* LISTED ENTRIES
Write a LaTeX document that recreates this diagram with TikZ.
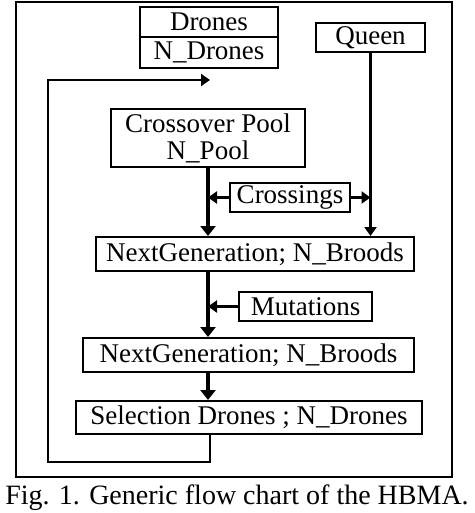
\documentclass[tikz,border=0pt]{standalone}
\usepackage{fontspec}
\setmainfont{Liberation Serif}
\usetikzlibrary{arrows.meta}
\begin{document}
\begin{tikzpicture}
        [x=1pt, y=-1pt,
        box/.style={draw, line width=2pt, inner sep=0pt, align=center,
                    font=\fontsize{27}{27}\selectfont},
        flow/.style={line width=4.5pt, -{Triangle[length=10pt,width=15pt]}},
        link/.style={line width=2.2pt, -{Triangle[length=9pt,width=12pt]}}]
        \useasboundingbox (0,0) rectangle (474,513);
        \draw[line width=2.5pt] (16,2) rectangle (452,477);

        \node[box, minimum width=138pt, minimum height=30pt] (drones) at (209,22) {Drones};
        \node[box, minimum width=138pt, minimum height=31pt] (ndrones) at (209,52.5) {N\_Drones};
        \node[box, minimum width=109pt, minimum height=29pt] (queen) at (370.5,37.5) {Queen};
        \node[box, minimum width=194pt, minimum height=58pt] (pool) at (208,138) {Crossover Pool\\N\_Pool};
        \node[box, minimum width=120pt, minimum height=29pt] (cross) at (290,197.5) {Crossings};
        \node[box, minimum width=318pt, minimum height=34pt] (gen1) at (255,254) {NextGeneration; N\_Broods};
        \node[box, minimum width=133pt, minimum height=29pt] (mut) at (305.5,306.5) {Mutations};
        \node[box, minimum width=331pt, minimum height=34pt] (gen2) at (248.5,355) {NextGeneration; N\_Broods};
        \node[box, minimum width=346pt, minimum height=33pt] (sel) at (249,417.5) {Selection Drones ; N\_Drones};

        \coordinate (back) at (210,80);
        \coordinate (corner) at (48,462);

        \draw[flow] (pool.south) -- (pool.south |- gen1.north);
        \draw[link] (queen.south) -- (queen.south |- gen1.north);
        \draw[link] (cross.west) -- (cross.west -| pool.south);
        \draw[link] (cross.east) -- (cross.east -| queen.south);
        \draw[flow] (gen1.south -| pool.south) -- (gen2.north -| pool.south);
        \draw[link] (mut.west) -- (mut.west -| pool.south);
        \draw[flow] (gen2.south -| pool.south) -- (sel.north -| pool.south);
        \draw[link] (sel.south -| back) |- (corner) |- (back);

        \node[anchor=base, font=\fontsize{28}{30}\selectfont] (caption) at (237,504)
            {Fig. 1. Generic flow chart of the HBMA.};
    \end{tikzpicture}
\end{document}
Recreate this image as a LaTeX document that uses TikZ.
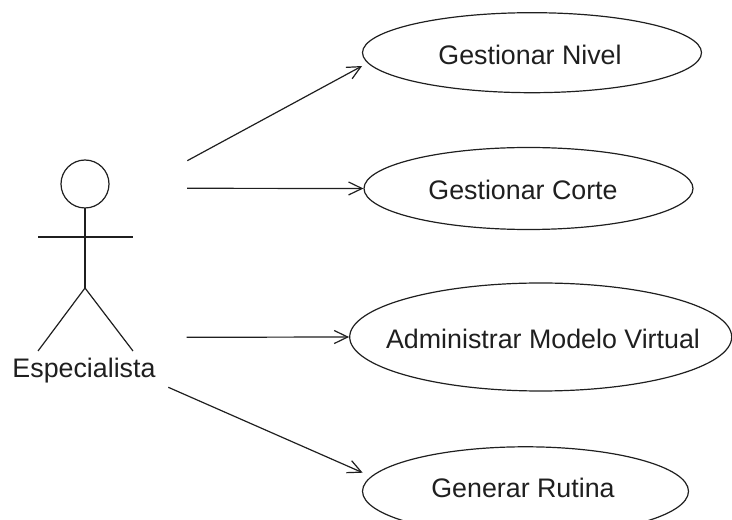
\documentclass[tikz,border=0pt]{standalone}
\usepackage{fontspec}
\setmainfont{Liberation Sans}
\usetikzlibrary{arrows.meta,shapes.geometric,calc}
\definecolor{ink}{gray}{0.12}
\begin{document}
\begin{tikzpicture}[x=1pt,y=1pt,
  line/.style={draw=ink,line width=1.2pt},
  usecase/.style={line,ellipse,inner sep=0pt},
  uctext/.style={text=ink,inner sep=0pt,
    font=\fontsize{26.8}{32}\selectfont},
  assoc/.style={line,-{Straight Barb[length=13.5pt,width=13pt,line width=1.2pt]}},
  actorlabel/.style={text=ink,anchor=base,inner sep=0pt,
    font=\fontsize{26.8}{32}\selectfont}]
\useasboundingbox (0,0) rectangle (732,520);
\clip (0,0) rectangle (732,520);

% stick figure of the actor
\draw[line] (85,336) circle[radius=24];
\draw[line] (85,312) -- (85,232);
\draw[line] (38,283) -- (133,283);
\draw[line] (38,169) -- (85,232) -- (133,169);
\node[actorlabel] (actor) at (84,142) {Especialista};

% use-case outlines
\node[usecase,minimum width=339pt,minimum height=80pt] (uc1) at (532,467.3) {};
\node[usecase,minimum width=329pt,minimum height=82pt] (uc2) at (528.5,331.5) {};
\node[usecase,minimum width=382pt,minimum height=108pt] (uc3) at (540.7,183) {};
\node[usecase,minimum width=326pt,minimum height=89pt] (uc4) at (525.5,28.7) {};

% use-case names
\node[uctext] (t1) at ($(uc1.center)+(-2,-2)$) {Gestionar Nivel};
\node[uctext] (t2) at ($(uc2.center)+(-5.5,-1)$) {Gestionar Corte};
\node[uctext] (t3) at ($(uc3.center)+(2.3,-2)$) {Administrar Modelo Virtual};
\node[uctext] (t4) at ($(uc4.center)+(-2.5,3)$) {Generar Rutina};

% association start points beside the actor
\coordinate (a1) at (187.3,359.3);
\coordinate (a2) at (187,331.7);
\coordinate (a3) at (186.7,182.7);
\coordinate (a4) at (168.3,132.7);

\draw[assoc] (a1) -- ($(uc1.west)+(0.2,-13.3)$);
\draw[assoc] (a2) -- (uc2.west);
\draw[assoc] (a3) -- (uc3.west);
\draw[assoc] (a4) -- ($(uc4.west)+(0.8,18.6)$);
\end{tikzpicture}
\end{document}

* PROBLEM
Say how many lines in the entries contain the string "that", and say nothing else.

* ANSWER TO THIS TASK
2